* **Supplied entries**
— begin —

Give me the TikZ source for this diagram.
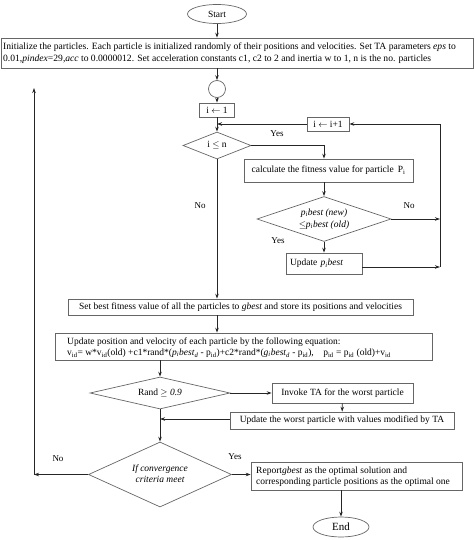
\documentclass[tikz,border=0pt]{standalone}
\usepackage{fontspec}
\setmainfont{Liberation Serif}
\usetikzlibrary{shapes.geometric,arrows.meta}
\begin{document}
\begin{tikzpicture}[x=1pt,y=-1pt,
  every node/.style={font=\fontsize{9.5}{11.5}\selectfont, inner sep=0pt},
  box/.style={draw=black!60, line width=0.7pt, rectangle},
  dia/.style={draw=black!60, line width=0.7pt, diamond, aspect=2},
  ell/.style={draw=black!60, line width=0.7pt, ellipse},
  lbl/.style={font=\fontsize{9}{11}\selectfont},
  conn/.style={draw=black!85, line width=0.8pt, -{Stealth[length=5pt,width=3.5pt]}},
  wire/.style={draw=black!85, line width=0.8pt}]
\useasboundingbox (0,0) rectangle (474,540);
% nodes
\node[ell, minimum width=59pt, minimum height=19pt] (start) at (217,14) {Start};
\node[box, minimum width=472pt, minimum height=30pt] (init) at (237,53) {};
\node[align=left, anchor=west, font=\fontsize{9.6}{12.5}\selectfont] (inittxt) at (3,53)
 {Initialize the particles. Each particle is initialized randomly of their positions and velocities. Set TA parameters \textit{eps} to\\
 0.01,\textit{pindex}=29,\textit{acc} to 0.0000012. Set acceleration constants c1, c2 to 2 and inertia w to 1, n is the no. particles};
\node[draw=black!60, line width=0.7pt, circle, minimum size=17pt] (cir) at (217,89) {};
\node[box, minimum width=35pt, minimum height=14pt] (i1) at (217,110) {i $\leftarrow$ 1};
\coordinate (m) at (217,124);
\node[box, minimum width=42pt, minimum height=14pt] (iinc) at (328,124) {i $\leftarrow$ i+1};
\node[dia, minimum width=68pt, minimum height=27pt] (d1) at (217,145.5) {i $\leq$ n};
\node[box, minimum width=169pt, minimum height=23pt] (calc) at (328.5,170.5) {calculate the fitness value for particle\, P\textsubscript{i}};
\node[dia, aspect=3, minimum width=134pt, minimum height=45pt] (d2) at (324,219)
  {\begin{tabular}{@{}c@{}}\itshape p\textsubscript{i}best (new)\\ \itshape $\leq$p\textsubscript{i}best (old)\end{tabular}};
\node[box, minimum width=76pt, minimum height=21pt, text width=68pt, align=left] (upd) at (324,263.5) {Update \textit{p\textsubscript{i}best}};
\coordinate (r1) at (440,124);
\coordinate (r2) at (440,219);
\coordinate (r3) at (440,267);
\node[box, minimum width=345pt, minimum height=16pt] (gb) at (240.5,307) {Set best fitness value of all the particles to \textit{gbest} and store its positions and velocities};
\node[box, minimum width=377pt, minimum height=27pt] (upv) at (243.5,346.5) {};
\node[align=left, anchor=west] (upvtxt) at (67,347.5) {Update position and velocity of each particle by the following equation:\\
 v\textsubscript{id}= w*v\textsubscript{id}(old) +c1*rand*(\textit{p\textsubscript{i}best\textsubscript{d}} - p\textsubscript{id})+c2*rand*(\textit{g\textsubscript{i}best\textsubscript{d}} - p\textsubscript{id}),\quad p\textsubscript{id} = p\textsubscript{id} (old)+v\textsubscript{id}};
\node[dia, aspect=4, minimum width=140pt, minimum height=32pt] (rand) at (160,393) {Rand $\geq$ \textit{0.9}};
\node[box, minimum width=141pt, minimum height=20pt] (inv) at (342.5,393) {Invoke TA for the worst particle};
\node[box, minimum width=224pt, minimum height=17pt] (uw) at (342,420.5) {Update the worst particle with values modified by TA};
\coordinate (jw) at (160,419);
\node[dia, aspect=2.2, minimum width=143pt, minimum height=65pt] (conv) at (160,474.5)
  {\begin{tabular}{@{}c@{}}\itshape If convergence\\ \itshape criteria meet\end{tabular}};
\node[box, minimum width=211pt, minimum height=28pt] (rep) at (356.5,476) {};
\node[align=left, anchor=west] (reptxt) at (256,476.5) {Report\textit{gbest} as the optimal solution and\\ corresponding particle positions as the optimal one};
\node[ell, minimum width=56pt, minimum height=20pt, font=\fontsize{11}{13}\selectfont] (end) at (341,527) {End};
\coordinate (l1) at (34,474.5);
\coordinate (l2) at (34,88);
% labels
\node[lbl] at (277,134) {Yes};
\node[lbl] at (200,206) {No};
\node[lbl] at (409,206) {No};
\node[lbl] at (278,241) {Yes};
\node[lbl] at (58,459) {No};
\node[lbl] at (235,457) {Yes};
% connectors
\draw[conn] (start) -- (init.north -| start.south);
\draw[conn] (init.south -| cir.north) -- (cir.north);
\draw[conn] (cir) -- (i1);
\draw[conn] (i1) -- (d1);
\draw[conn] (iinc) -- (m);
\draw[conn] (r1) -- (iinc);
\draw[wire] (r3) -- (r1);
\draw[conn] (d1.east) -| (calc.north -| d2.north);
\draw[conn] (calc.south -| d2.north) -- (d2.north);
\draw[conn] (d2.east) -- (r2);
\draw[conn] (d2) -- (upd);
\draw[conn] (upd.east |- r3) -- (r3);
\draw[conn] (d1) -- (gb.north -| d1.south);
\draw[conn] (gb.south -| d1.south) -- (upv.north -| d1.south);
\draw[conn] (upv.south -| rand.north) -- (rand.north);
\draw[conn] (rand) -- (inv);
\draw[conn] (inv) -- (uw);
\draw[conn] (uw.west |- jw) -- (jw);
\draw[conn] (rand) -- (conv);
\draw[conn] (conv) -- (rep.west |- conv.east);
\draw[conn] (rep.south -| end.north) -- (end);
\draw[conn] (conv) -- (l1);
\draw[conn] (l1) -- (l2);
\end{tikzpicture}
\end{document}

— end —
— begin —

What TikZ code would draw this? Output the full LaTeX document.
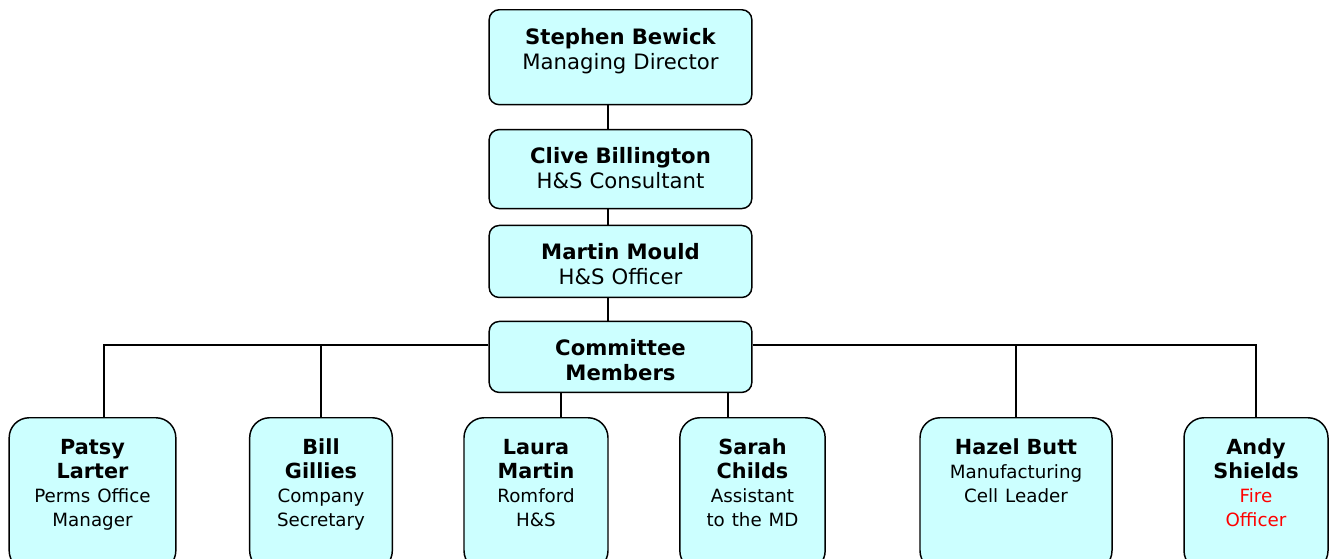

— end —

* **Goal of the exercise**
Report how many lines include the word "this". Give nothing but the number.

* **Output**
2